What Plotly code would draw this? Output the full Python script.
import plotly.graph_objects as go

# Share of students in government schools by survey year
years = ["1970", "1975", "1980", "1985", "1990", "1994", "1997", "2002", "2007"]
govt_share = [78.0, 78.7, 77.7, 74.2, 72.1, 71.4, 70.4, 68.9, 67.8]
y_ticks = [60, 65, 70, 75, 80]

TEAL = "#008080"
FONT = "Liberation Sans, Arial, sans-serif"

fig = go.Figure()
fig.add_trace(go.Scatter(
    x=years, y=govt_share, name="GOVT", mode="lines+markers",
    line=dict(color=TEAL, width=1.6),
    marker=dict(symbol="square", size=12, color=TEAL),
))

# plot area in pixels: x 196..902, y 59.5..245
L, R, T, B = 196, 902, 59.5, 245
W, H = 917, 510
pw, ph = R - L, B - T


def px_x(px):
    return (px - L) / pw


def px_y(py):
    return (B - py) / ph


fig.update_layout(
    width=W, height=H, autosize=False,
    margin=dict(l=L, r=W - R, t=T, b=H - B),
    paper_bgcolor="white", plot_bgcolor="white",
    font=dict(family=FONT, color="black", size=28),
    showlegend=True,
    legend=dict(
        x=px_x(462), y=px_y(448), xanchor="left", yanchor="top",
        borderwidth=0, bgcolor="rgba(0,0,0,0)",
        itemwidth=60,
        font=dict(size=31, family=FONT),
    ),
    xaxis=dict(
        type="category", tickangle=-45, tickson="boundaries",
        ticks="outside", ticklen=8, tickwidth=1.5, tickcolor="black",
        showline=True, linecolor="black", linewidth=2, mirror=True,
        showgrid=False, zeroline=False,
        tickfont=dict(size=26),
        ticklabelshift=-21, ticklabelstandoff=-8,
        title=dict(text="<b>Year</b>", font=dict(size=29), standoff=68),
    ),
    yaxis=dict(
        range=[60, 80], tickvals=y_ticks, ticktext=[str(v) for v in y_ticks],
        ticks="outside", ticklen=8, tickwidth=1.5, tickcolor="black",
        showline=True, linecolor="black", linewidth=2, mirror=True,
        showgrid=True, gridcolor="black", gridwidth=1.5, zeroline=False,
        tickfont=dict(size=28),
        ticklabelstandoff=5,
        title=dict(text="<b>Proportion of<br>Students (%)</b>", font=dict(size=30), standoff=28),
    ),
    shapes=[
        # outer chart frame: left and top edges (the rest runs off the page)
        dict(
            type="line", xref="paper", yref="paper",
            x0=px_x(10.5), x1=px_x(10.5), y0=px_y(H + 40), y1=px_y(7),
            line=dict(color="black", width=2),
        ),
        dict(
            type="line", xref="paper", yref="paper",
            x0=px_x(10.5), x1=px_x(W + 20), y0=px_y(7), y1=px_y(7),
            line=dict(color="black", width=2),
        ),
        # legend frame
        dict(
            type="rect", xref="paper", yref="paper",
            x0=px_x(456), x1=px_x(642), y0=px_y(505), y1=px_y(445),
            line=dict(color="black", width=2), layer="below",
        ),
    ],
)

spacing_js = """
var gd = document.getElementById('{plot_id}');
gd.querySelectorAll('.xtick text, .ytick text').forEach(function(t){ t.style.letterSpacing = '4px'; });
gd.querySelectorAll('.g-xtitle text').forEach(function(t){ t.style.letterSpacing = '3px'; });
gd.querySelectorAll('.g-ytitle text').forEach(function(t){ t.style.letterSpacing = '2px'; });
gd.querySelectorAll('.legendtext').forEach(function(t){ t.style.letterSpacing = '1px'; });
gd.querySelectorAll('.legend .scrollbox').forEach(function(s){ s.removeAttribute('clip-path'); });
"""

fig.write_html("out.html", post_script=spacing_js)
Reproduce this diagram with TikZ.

——————————

| PROBLEM |
The records above should all be quoted exactly, please.

| FINAL RESULT |
What Plotly code would draw this? Output the full Python script.
import plotly.graph_objects as go

# Share of students in government schools by survey year
years = ["1970", "1975", "1980", "1985", "1990", "1994", "1997", "2002", "2007"]
govt_share = [78.0, 78.7, 77.7, 74.2, 72.1, 71.4, 70.4, 68.9, 67.8]
y_ticks = [60, 65, 70, 75, 80]

TEAL = "#008080"
FONT = "Liberation Sans, Arial, sans-serif"

fig = go.Figure()
fig.add_trace(go.Scatter(
    x=years, y=govt_share, name="GOVT", mode="lines+markers",
    line=dict(color=TEAL, width=1.6),
    marker=dict(symbol="square", size=12, color=TEAL),
))

# plot area in pixels: x 196..902, y 59.5..245
L, R, T, B = 196, 902, 59.5, 245
W, H = 917, 510
pw, ph = R - L, B - T


def px_x(px):
    return (px - L) / pw


def px_y(py):
    return (B - py) / ph


fig.update_layout(
    width=W, height=H, autosize=False,
    margin=dict(l=L, r=W - R, t=T, b=H - B),
    paper_bgcolor="white", plot_bgcolor="white",
    font=dict(family=FONT, color="black", size=28),
    showlegend=True,
    legend=dict(
        x=px_x(462), y=px_y(448), xanchor="left", yanchor="top",
        borderwidth=0, bgcolor="rgba(0,0,0,0)",
        itemwidth=60,
        font=dict(size=31, family=FONT),
    ),
    xaxis=dict(
        type="category", tickangle=-45, tickson="boundaries",
        ticks="outside", ticklen=8, tickwidth=1.5, tickcolor="black",
        showline=True, linecolor="black", linewidth=2, mirror=True,
        showgrid=False, zeroline=False,
        tickfont=dict(size=26),
        ticklabelshift=-21, ticklabelstandoff=-8,
        title=dict(text="<b>Year</b>", font=dict(size=29), standoff=68),
    ),
    yaxis=dict(
        range=[60, 80], tickvals=y_ticks, ticktext=[str(v) for v in y_ticks],
        ticks="outside", ticklen=8, tickwidth=1.5, tickcolor="black",
        showline=True, linecolor="black", linewidth=2, mirror=True,
        showgrid=True, gridcolor="black", gridwidth=1.5, zeroline=False,
        tickfont=dict(size=28),
        ticklabelstandoff=5,
        title=dict(text="<b>Proportion of<br>Students (%)</b>", font=dict(size=30), standoff=28),
    ),
    shapes=[
        # outer chart frame: left and top edges (the rest runs off the page)
        dict(
            type="line", xref="paper", yref="paper",
            x0=px_x(10.5), x1=px_x(10.5), y0=px_y(H + 40), y1=px_y(7),
            line=dict(color="black", width=2),
        ),
        dict(
            type="line", xref="paper", yref="paper",
            x0=px_x(10.5), x1=px_x(W + 20), y0=px_y(7), y1=px_y(7),
            line=dict(color="black", width=2),
        ),
        # legend frame
        dict(
            type="rect", xref="paper", yref="paper",
            x0=px_x(456), x1=px_x(642), y0=px_y(505), y1=px_y(445),
            line=dict(color="black", width=2), layer="below",
        ),
    ],
)

spacing_js = """
var gd = document.getElementById('{plot_id}');
gd.querySelectorAll('.xtick text, .ytick text').forEach(function(t){ t.style.letterSpacing = '4px'; });
gd.querySelectorAll('.g-xtitle text').forEach(function(t){ t.style.letterSpacing = '3px'; });
gd.querySelectorAll('.g-ytitle text').forEach(function(t){ t.style.letterSpacing = '2px'; });
gd.querySelectorAll('.legendtext').forEach(function(t){ t.style.letterSpacing = '1px'; });
gd.querySelectorAll('.legend .scrollbox').forEach(function(s){ s.removeAttribute('clip-path'); });
"""

fig.write_html("out.html", post_script=spacing_js)
Reproduce this diagram with TikZ.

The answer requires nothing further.